» **Request**:
The required output is the block of lines from the line with "Generate a Python" to the line with "fig = plt.figure(figsize=(W", endpoints included and pictures omitted.

» **Records for this task**:
+++++

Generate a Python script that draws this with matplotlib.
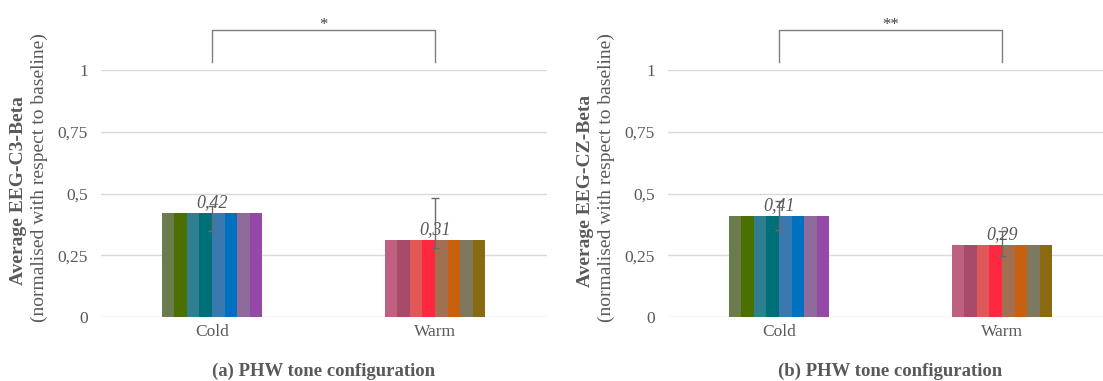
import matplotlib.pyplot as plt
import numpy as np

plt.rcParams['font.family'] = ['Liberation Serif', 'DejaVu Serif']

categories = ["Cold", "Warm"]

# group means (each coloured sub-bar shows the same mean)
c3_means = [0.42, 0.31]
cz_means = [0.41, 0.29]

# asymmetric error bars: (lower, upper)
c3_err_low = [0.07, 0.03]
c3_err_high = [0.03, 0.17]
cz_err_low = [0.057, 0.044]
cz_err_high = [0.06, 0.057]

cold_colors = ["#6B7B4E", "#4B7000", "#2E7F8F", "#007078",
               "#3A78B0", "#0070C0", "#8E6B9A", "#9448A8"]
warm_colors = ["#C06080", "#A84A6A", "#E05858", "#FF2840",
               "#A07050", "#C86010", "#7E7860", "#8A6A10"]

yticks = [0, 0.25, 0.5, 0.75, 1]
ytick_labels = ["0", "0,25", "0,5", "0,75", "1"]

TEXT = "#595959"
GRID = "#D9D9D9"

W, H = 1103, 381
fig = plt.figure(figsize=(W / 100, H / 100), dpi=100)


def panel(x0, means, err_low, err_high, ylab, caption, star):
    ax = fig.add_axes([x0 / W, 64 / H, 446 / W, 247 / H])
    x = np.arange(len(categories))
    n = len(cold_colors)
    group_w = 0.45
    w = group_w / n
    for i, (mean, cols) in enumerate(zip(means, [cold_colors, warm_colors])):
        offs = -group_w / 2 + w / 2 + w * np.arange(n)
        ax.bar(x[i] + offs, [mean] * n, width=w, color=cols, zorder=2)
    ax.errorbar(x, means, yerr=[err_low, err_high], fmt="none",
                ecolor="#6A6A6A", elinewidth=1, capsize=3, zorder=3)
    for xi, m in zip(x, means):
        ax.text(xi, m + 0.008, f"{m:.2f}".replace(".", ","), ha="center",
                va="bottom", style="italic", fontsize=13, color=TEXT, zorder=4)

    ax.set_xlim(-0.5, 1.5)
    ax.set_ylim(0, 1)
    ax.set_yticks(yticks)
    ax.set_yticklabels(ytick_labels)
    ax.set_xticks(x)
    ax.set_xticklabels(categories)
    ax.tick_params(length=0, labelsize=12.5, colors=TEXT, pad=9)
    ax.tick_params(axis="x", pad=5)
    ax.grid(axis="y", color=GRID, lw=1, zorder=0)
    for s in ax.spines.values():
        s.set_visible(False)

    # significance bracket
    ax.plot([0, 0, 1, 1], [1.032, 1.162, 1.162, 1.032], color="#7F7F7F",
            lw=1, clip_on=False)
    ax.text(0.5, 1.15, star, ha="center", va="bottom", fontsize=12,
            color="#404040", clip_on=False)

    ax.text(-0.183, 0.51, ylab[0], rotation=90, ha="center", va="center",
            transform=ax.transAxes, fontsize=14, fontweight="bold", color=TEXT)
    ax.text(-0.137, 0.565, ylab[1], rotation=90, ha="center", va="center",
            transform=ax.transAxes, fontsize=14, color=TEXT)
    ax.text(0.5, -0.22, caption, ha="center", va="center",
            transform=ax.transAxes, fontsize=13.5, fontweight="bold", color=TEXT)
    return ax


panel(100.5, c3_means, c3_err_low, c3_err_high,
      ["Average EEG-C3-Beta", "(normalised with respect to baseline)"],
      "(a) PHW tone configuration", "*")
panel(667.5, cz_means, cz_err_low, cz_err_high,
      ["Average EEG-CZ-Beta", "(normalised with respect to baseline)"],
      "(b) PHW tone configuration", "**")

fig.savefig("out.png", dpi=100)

+++++

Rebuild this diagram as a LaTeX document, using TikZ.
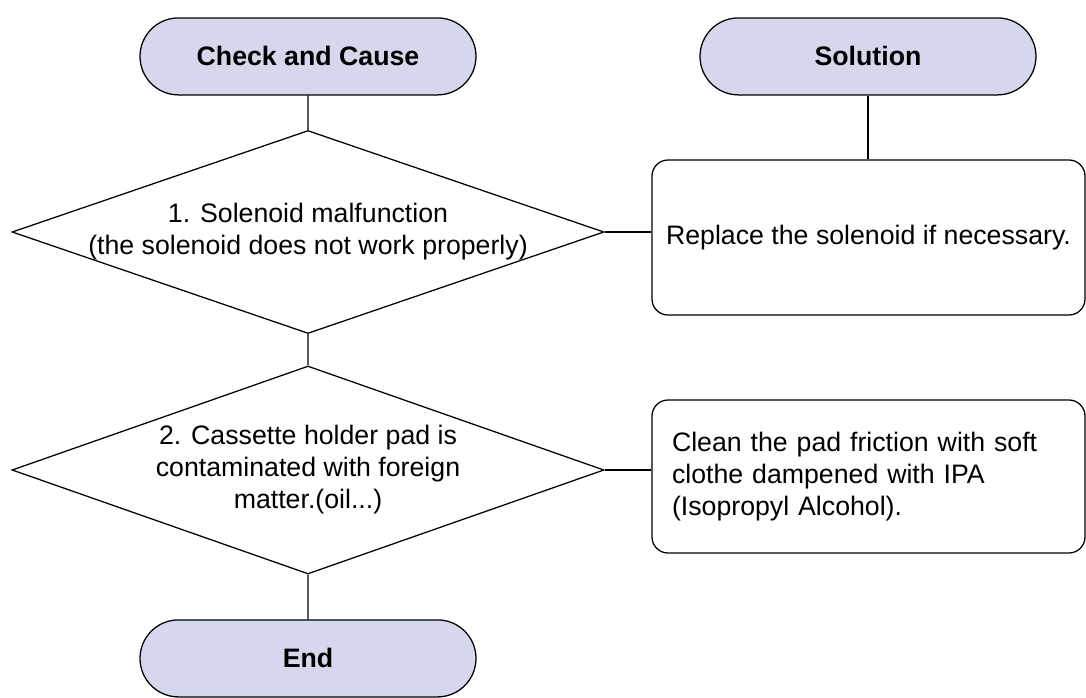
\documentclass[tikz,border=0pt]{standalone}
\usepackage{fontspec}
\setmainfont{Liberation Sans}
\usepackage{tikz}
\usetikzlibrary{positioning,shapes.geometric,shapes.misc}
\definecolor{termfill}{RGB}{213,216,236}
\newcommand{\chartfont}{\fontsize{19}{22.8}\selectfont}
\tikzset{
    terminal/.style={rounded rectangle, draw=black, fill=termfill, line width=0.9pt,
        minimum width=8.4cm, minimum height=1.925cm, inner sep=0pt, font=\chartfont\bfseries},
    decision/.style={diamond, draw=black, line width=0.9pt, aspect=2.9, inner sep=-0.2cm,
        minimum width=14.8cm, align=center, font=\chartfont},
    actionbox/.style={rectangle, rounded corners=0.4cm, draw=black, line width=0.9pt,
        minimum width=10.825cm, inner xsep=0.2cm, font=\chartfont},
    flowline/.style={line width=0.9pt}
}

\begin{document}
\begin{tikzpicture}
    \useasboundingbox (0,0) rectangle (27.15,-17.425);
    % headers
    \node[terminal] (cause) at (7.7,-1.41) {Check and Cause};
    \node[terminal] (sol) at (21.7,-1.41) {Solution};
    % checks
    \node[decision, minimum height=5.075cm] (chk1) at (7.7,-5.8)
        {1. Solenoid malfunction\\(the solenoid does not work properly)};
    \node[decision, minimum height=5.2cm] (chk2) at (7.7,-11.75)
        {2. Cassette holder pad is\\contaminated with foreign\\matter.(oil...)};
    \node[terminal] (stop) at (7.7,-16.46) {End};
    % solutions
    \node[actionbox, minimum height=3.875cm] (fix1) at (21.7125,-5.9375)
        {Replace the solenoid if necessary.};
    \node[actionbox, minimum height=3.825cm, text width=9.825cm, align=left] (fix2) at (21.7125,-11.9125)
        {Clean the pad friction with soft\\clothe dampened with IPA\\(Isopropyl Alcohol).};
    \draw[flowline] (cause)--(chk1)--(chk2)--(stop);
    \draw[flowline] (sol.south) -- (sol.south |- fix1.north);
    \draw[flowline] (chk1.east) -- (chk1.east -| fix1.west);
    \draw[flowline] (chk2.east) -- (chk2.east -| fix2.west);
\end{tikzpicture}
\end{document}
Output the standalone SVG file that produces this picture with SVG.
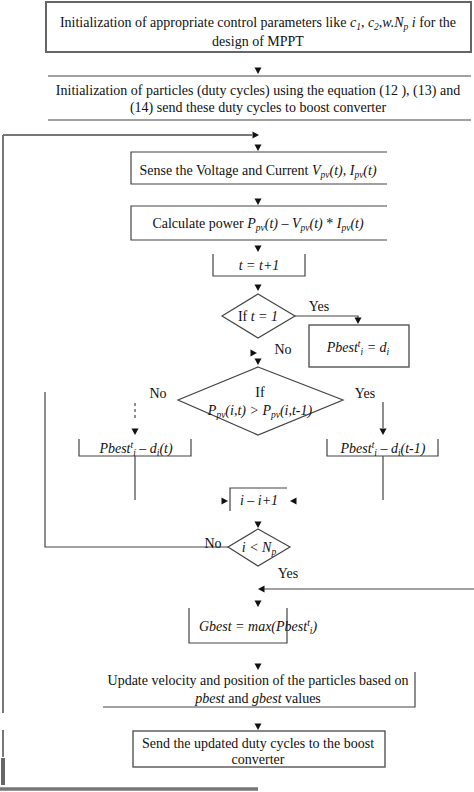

+++++

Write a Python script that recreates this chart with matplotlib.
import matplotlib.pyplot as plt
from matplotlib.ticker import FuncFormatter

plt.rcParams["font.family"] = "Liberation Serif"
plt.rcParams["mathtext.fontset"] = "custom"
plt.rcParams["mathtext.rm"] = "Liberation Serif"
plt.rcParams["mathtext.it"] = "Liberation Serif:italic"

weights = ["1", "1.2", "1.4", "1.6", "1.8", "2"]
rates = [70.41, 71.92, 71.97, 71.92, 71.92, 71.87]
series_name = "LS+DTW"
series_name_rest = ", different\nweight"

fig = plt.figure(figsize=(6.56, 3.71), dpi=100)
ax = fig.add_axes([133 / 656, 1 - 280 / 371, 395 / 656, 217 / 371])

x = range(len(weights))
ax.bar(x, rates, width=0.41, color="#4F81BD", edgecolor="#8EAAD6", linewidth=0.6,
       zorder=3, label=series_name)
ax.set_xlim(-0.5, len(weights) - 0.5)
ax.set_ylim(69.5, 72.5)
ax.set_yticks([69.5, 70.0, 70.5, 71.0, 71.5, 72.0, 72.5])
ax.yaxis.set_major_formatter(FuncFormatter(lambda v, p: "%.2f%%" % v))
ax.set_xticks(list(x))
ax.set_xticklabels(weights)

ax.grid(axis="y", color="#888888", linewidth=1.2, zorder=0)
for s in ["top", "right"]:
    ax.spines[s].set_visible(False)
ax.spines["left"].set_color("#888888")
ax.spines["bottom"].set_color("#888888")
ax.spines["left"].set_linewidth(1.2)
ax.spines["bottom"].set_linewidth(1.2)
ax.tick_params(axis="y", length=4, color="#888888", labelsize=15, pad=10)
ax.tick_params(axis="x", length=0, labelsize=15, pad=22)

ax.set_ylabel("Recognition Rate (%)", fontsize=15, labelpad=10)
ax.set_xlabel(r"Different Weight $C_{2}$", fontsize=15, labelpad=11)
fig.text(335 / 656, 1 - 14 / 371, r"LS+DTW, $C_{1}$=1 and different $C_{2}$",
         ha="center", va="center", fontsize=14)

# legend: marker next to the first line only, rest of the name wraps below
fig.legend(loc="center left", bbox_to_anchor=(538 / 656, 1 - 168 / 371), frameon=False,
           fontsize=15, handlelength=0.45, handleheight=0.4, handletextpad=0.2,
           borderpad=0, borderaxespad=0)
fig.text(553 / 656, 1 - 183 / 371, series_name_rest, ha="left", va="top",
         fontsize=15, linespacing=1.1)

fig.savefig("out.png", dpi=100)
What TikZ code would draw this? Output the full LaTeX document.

+++++

» **Result of the task**:
Generate a Python script that draws this with matplotlib.
import matplotlib.pyplot as plt
import numpy as np

plt.rcParams['font.family'] = ['Liberation Serif', 'DejaVu Serif']

categories = ["Cold", "Warm"]

# group means (each coloured sub-bar shows the same mean)
c3_means = [0.42, 0.31]
cz_means = [0.41, 0.29]

# asymmetric error bars: (lower, upper)
c3_err_low = [0.07, 0.03]
c3_err_high = [0.03, 0.17]
cz_err_low = [0.057, 0.044]
cz_err_high = [0.06, 0.057]

cold_colors = ["#6B7B4E", "#4B7000", "#2E7F8F", "#007078",
               "#3A78B0", "#0070C0", "#8E6B9A", "#9448A8"]
warm_colors = ["#C06080", "#A84A6A", "#E05858", "#FF2840",
               "#A07050", "#C86010", "#7E7860", "#8A6A10"]

yticks = [0, 0.25, 0.5, 0.75, 1]
ytick_labels = ["0", "0,25", "0,5", "0,75", "1"]

TEXT = "#595959"
GRID = "#D9D9D9"

W, H = 1103, 381
fig = plt.figure(figsize=(W / 100, H / 100), dpi=100)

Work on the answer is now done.